Water and the Law
IS YOUR WATER APPURTENANT ?
(It's time to check again)
By J. Craig Smith
(Published in the Utah Water News, April 1998)

For many years Utah has by statute provided for the automatic transfer of title to water rights which are appurtenant to land. This occurs even if the deed conveying the land is silent as to water rights. Utah Code Ann. § 73-1-11 is this statute. It states:

A right to the use of water appurtenant to land shall pass to the grantee of such land . . . provided, that any such right to the use of water, or any part thereof, may be reserved by the grantor in any such conveyance by making such reservation in express terms in such conveyance, or it may be separately conveyed. (Emphasis added.)
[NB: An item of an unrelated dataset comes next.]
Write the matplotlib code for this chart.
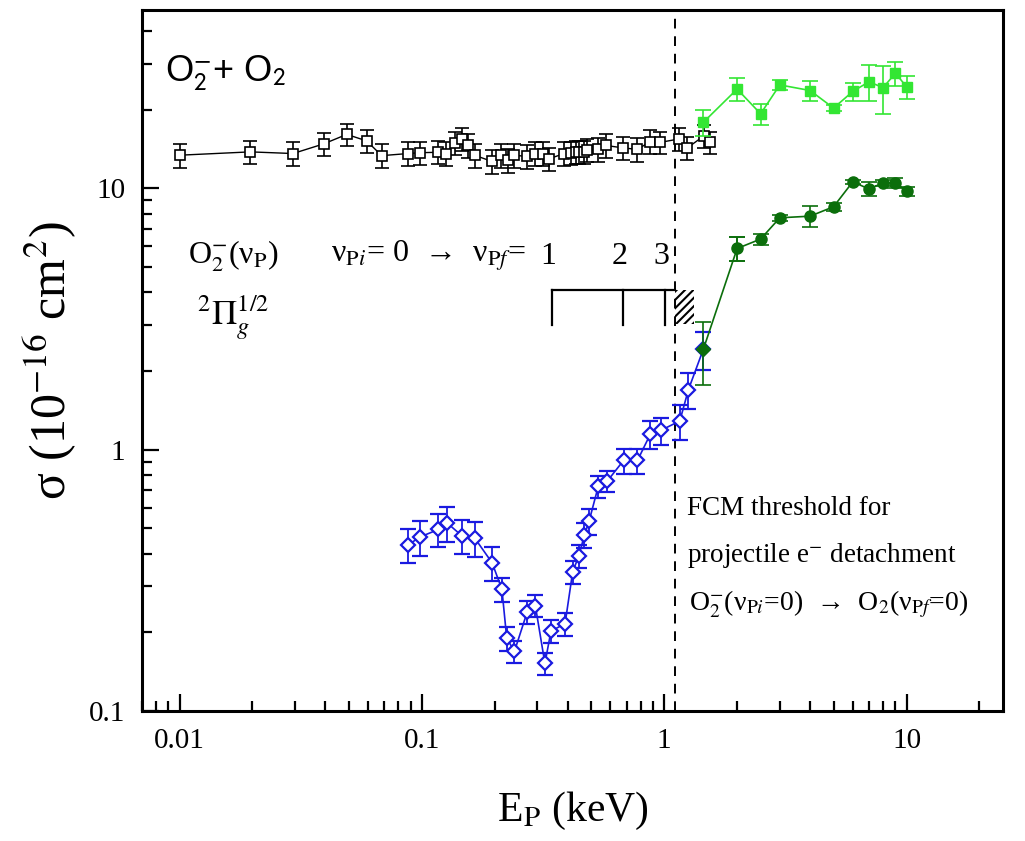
"""
Electron detachment cross sections for O2- + O2 collisions
"""
import matplotlib.pyplot as plt
from matplotlib.patches import Rectangle

plt.rcParams['font.family'] = ['Liberation Serif', 'DejaVu Serif']
plt.rcParams['mathtext.fontset'] = 'stix'
plt.rcParams['hatch.linewidth'] = 1.5

# total cross section (open black squares)
e_tot = [0.01, 0.0196, 0.0294, 0.0393, 0.049, 0.0592, 0.0683, 0.0879, 0.098, 0.117,
         0.1255, 0.137, 0.146, 0.155, 0.165, 0.194, 0.213, 0.227, 0.241, 0.271,
         0.292, 0.316, 0.336, 0.387, 0.413, 0.433, 0.447, 0.469, 0.482, 0.532,
         0.575, 0.674, 0.776, 0.873, 0.96, 1.146, 1.247, 1.46, 1.54]
s_tot = [13.4, 13.8, 13.6, 14.8, 16.1, 15.2, 13.35, 13.6, 13.7, 13.75,
         13.6, 14.9, 15.45, 14.6, 13.4, 12.7, 13.4, 12.8, 13.4, 13.25,
         13.6, 13.6, 13.0, 13.6, 13.7, 13.75, 13.8, 13.8, 14.0, 14.1,
         14.6, 14.3, 14.1, 15.1, 15.0, 15.45, 14.3, 15.9, 15.0]
err_tot = [1.4, 1.4, 1.4, 1.5, 1.6, 1.5, 1.4, 1.4, 1.4, 1.4,
           1.4, 1.5, 1.6, 1.5, 1.4, 1.3, 1.4, 1.3, 1.4, 1.4,
           1.4, 1.4, 1.3, 1.4, 1.4, 1.4, 1.4, 1.4, 1.4, 1.5,
           1.5, 1.5, 1.5, 1.6, 1.5, 1.6, 1.5, 1.6, 1.5]

# detachment, low energy (open blue diamonds)
e_low = [0.0879, 0.098, 0.117, 0.127, 0.146, 0.165, 0.195, 0.214, 0.224, 0.241,
         0.272, 0.294, 0.322, 0.341, 0.39, 0.419, 0.444, 0.469, 0.49, 0.535,
         0.581, 0.68, 0.776, 0.876, 0.969, 1.16, 1.259, 1.45]
s_low = [0.432, 0.463, 0.495, 0.525, 0.469, 0.46, 0.369, 0.292, 0.19, 0.169,
         0.239, 0.253, 0.152, 0.202, 0.216, 0.34, 0.392, 0.472, 0.533, 0.726,
         0.756, 0.91, 0.91, 1.145, 1.186, 1.288, 1.698, 2.42]
err_low = [0.065, 0.07, 0.07, 0.08, 0.07, 0.07, 0.055, 0.03, 0.02, 0.017,
           0.024, 0.025, 0.015, 0.02, 0.022, 0.035, 0.04, 0.05, 0.06, 0.07,
           0.07, 0.1, 0.1, 0.14, 0.14, 0.2, 0.27, 0.4]

# total cross section, high energy (filled light green squares)
e_hi_tot = [1.45, 2, 2.5, 3, 4, 5, 6, 7, 8, 9, 10]
s_hi_tot = [17.9, 24.0, 19.3, 24.9, 23.7, 20.3, 23.5, 25.6, 24.3, 27.6, 24.5]
err_hi_tot = [2.0, 2.4, 1.8, 1.0, 2.0, 0.5, 1.8, 4.0, 5.0, 3.0, 2.5]

# detachment, high energy (filled dark green circles)
e_hi = [1.45, 2, 2.5, 3, 4, 5, 6, 7, 8, 9, 10]
s_hi = [2.42, 5.89, 6.4, 7.72, 7.83, 8.51, 10.6, 9.95, 10.5, 10.5, 9.77]
err_hi = [0.65, 0.6, 0.3, 0.2, 0.7, 0.3, 0.2, 0.6, 0.3, 0.5, 0.4]

# vibrational thresholds nu_Pf = 1, 2, 3 and FCM threshold (keV)
e_vib = [0.343, 0.678, 1.009]
vib_labels = ['1', '2', '3']
e_fcm = 1.11

fig = plt.figure(figsize=(10.25, 8.41), dpi=100)
ax = fig.add_axes([0.1385, 0.1546, 0.84, 0.833])
ax.set_xscale('log')
ax.set_yscale('log')

ax.errorbar(e_tot, s_tot, yerr=err_tot, color='black', marker='s', ms=7, mfc='white',
            mec='black', mew=1.2, lw=1, capsize=5, elinewidth=1.2, capthick=1.2, zorder=3)
ax.errorbar(e_hi_tot, s_hi_tot, yerr=err_hi_tot, color='#33e633', marker='s', ms=7,
            mfc='#33e633', mec='#33e633', lw=1.2, capsize=6, elinewidth=1.2, capthick=1.2, zorder=4)
ax.errorbar(e_low, s_low, yerr=err_low, color='#1a1ae0', marker='D', ms=7, mfc='white',
            mec='#1a1ae0', mew=1.6, lw=1.2, capsize=6, elinewidth=1.3, capthick=1.3, zorder=4)
ax.errorbar(e_hi[1:], s_hi[1:], yerr=err_hi[1:], color='#0b6e0b', marker='o', ms=8,
            mfc='#0b6e0b', mec='#0b6e0b', lw=1.2, capsize=6, elinewidth=1.2, capthick=1.2, zorder=5)
ax.errorbar(e_hi[:2], s_hi[:2], yerr=err_hi[:2], color='#0b6e0b', fmt='-', lw=1.2,
            capsize=6, elinewidth=1.2, capthick=1.2, zorder=5)
ax.plot(e_hi[:1], s_hi[:1], 'D', ms=7, color='#0b6e0b', zorder=6)

ax.axvline(e_fcm, color='black', ls=(0, (5, 4)), lw=1.4, zorder=2)

# vibrational threshold bracket
ax.plot([e_vib[0], e_fcm], [4.07, 4.07], color='black', lw=1.6)
for e in e_vib:
    ax.plot([e, e], [3.0, 4.07], color='black', lw=1.6)
ax.add_patch(Rectangle((e_fcm, 3.04), 1.33 - e_fcm, 4.07 - 3.04, hatch='////',
                       fill=False, lw=0, edgecolor='black'))
for e, lab in zip(e_vib, vib_labels):
    ax.text(e * 0.97, 5.5, lab, fontsize=23, ha='center', va='center')
ax.text(0.042, 5.5, r'ν$_{\mathrm{P}i}$= 0  →  ν$_{\mathrm{P}f}$=',
        fontsize=23, ha='left', va='center')
ax.text(0.0108, 5.5, r'O$_2^{-}$(ν$_{\mathrm{P}}$)', fontsize=23, ha='left', va='center')
ax.text(0.0118, 3.2, r'$^2\Pi_g^{1/2}$', fontsize=25, ha='left', va='center')

ax.text(0.0087, 27.6, r'O$_\mathsf{2}^{-}$+ O$_\mathsf{2}$', fontsize=26, ha='left',
        va='center', family=['Liberation Sans', 'DejaVu Sans'])

ax.text(1.24, 0.594, 'FCM threshold for', fontsize=19.5, ha='left', va='center')
ax.text(1.24, 0.393, r'projectile e$^{-}$ detachment', fontsize=19.5, ha='left', va='center')
ax.text(1.27, 0.257, r'O$_2^{-}$(ν$_{\mathrm{P}i}$=0)  →  O$_2$(ν$_{\mathrm{P}f}$=0)',
        fontsize=20, ha='left', va='center')

ax.set_xlim(0.007, 25)
ax.set_ylim(0.1, 48)
ax.set_xticks([0.01, 0.1, 1, 10])
ax.set_xticklabels(['0.01', '0.1', '1', '10'])
ax.set_yticks([0.1, 1, 10])
ax.set_yticklabels(['0.1', '1', '10'])
ax.tick_params(which='both', direction='in', labelsize=21, width=1.6)
ax.tick_params(which='major', length=12, pad=12)
ax.tick_params(which='minor', length=7)
for s in ax.spines.values():
    s.set_linewidth(2.2)

ax.set_xlabel(r'E$_\mathrm{P}$ (keV)', fontsize=30, labelpad=26)
ax.set_ylabel(r'σ (10$^{-16}$ cm$^2$)', fontsize=36, labelpad=8)

plt.savefig('out.png', dpi=100)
The water right is conveyed with the land only if water is "appurtenant to the land." It is the use of water on the land that makes it appurtenant to the land. Bauer v. Prestwich, 578 P.2d 1283, 1284 (Utah 1978). A water right is considered appurtenant to the land conveyed only to the extent that it is used to the land's benefit at the time of the conveyance. However, Little v. Greene & Weed Investment, 839 P.2d 791 (Utah 1992), narrowed the water rights that could be "appurtenant" to only those that are fully perfected. Fully perfected water rights are those which need no further steps in the approval process, such as certificated rights and adjudicated rights. This has been law since 1992.

During this past legislative session, H.B. 302, supported by the State Engineer was passed. It changes Utah's appurtenancy law and amends Utah Code Ann. § 73-3-11. For conveyances made after May 4, 1998, unperfected water rights may be appurtenant if they meet other elements of the appurtenancy test. Thus, water represented by approved applications, water user claims, etc., may now also be appurtenant to land and title may pass with the land if the water is not specifically excluded from the conveyance.

The concept of appurtenancy, which was not defined in the former version of Utah Code Ann. § 73-3-11 but was developed through case law, is now defined in Utah Code Ann. § 73-3-11 as the land which is the authorized place of use for the water right. The statute is silent as to the case law requirement that the land and the water must be owned by the same person or entity to be appurtenant; however, this concept appears to be inferred and water rights which have previously been conveyed to another person are not appurtenant.

The safest course is to spell out in any deed the water rights that are being conveyed and reserving all other water rights to the person conveying the land. This way you will prevent an unintended conveyance of water rights.